Contamination of the belt surface dramatically reduces friction between the belt and the pulley. Leaking engine fluids such as oil, power steering fluid, or antifreeze degrade the rubber compound and act as a lubricant. This chemical contamination causes the belt to slip easily, generating heat that hardens the belt material. Even if the leak is repaired, the contaminated belt surface is permanently compromised and prone to noise.
Wear and material deterioration also contribute to the loss of grip and subsequent noise. Constant friction and heat can cause the rubber surface to become hard and glossy, a condition known as glazing. Glazing gives the belt a shiny appearance and significantly reduces its ability to transfer power efficiently. Deep cracks across the ribs indicate the rubber has hardened and lost elasticity, preventing the belt from conforming properly to the pulley grooves and leading to consistent slippage.
Simple Maintenance and Tension Checks
Before considering replacement, physically inspect the serpentine belt with the engine off. Run your hand along the belt ribs to feel for slickness or a shiny, glazed appearance, and look for deep cracks across the ribs. Note any signs of oil or coolant contamination on the belt or surrounding pulleys, as the source of the leak must be fixed before installing new parts.
Checking the belt tension is the next step. On older systems using a manually adjustable tensioner, perform a manual deflection test by pressing down on the belt’s longest span. A healthy belt should deflect about a half-inch under moderate thumb pressure, or you should not be able to twist it more than half a turn by hand. Modern systems use an automatic tensioner that cannot be manually adjusted; instead, inspect the tensioner body for an indicator mark that aligns with a reference point, confirming the spring mechanism provides the correct force.

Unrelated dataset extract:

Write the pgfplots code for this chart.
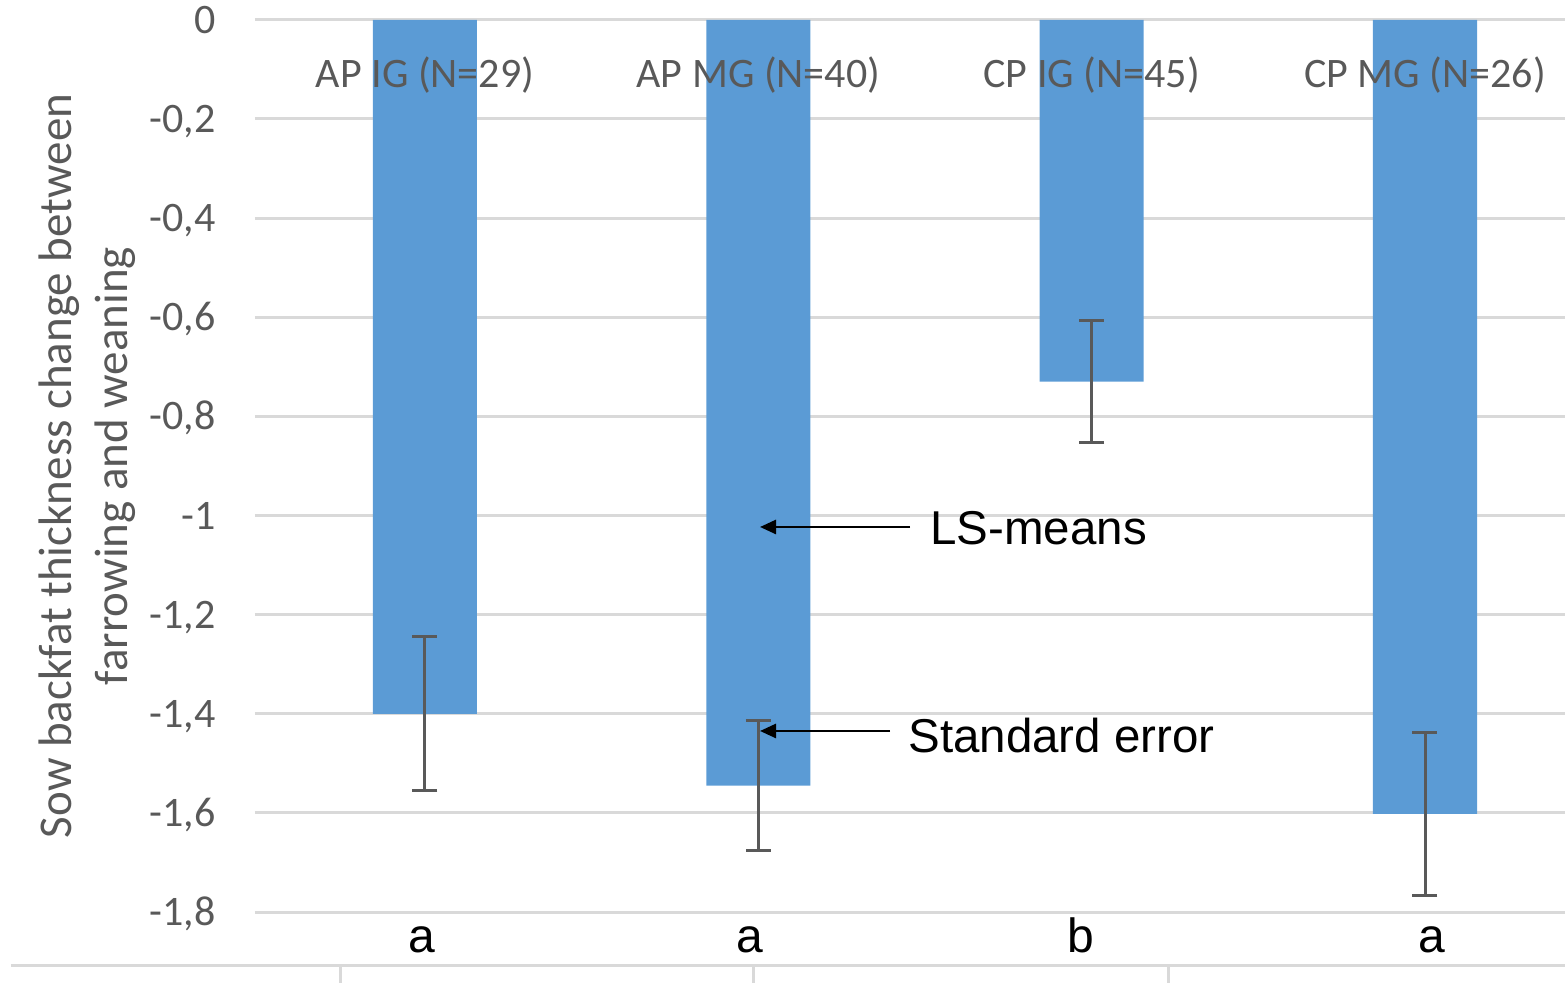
\documentclass[border=0pt]{standalone}
\usepackage{pgfplots}
\pgfplotsset{compat=1.18}
\usepackage{fontspec}
\setmainfont{Carlito}
\newfontfamily\arial{Liberation Sans}
\usetikzlibrary{arrows.meta}
\definecolor{barblue}{HTML}{5B9BD5}
\definecolor{gridgray}{HTML}{D9D9D9}
\definecolor{txtgray}{HTML}{595959}
\definecolor{errgray}{HTML}{595959}
\tikzset{catlab/.style={anchor=base, inner sep=0pt, yshift=-34pt, font=\fontsize{21}{25}\selectfont, text=txtgray}}
\begin{document}
\begin{tikzpicture}
\begin{axis}[
  at={(0pt,0pt)}, anchor=south west,
  scale only axis, width=655pt, height=491.5pt,
  xmin=-0.51, xmax=3.42, ymin=-1.943, ymax=0.04,
  axis line style={draw=none},
  clip=false,
  ytick={-1.8,-1.6,-1.4,-1.2,-1,-0.8,-0.6,-0.4,-0.2,0},
  ymajorgrids, grid style={draw=gridgray, line width=1.5pt},
  major tick length=0pt,
  tick style={draw=none},
  xtick=\empty,
  yticklabel style={anchor=base east, inner sep=0pt, xshift=-19.5pt, yshift=-6.75pt, font=\fontsize{21}{25}\selectfont, text=txtgray},
  /pgf/number format/use comma,
  /pgf/number format/fixed,
  /pgf/number format/precision=1,
  /pgf/number format/assume math mode=true,
]
\addplot[ybar, bar width=52pt, fill=barblue, draw=none,
  error bars/.cd, y dir=both, y explicit,
  error bar style={draw=errgray, line width=1.5pt},
  error mark options={rotate=90, mark size=6.25pt, draw=errgray, line width=1.5pt}]
  coordinates {(0,-1.400) +- (0,0.155) (1,-1.545) +- (0,0.131) (2,-0.730) +- (0,0.123) (3,-1.602) +- (0,0.164)};
% category labels (drawn over the bars)
\node[catlab] at (axis cs:0,0) {AP IG (N=29)};
\node[catlab] at (axis cs:1,0) {AP MG (N=40)};
\node[catlab] at (axis cs:2,0) {CP IG (N=45)};
\node[catlab] at (axis cs:3,0) {CP MG (N=26)};
\end{axis}
% bottom axis line with category ticks
\draw[gridgray, line width=1.5pt] (-122pt,8.5pt) -- (655pt,8.5pt);
\foreach \xx in {42.5,249,456.5} \draw[gridgray, line width=1.5pt] (\xx pt,8.5pt) -- (\xx pt,0pt);
% y label
\node[rotate=90, align=center, font=\fontsize{23.5}{28}\selectfont, text=txtgray, inner sep=0pt] at (-84pt,258.5pt) {Sow backfat thickness change between\\farrowing and weaning};
% annotations
\node[anchor=base west, inner sep=0pt, font=\arial\fontsize{23.75}{28}\selectfont] at (337.5pt,219pt) {LS-means};
\node[anchor=base west, inner sep=0pt, font=\arial\fontsize{23.75}{28}\selectfont] at (326.5pt,115pt) {Standard error};
\draw[line width=1.3pt, -{Triangle[length=8pt,width=7pt]}] (327.5pt,228pt) -- (252.5pt,228pt);
\draw[line width=1.3pt, -{Triangle[length=8pt,width=7pt]}] (317.5pt,126pt) -- (252.5pt,126pt);
% significance letters
\foreach \xx/\ll in {83.5/a,247.5/a,413/b,588.5/a}
  \node[anchor=base, inner sep=0pt, font=\arial\fontsize{24}{28}\selectfont] at (\xx pt,15pt) {\ll};
\pgfresetboundingbox
\useasboundingbox (-127.5pt,0pt) rectangle (655pt,491.5pt);
\end{tikzpicture}
\end{document}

If the belt is contaminated but otherwise in good shape, cleaning the pulleys can restore necessary friction. With the engine off, spray a non-residue cleaner, such as brake or carburetor cleaner, onto the pulley grooves to dissolve grime. Use a coarse brush to scrub the grooves clean. Avoid using “belt dressing” or lubricants, as these products do not fix the root cause of slippage and can accelerate belt deterioration.
Replacing the Belt and Related Hardware
When inspection reveals deep cracks, missing ribs, or a heavily glazed surface, the belt must be replaced to restore accessory function. A serpentine belt has a finite service life, generally ranging from five to ten years or between 50,000 and 100,000 miles. Before removing the old belt, locate the belt routing diagram, usually found under the hood, or take a clear photograph to ensure the new belt is routed correctly.
The replacement procedure involves using a long-handled wrench or breaker bar to rotate the automatic tensioner pulley, compressing the internal spring and relieving tension. Once tension is released, the old belt can be slipped off and removed. If the squeal persists after a new belt is installed, the problem likely lies with the related hardware, such as the automatic tensioner or idler pulleys. The tensioner spring can weaken over time, failing to apply necessary force, while idler pulleys have internal bearings that wear out.
To check these components, remove the belt and spin each pulley by hand. A healthy pulley should spin smoothly and quietly without resistance or grinding sounds. Excessive wobbling or side-to-side play indicates a bearing failure within the tensioner or idler pulley, causing misalignment and noise. Replacing these components along with the belt is a proactive measure that ensures the entire system operates with correct tension and alignment.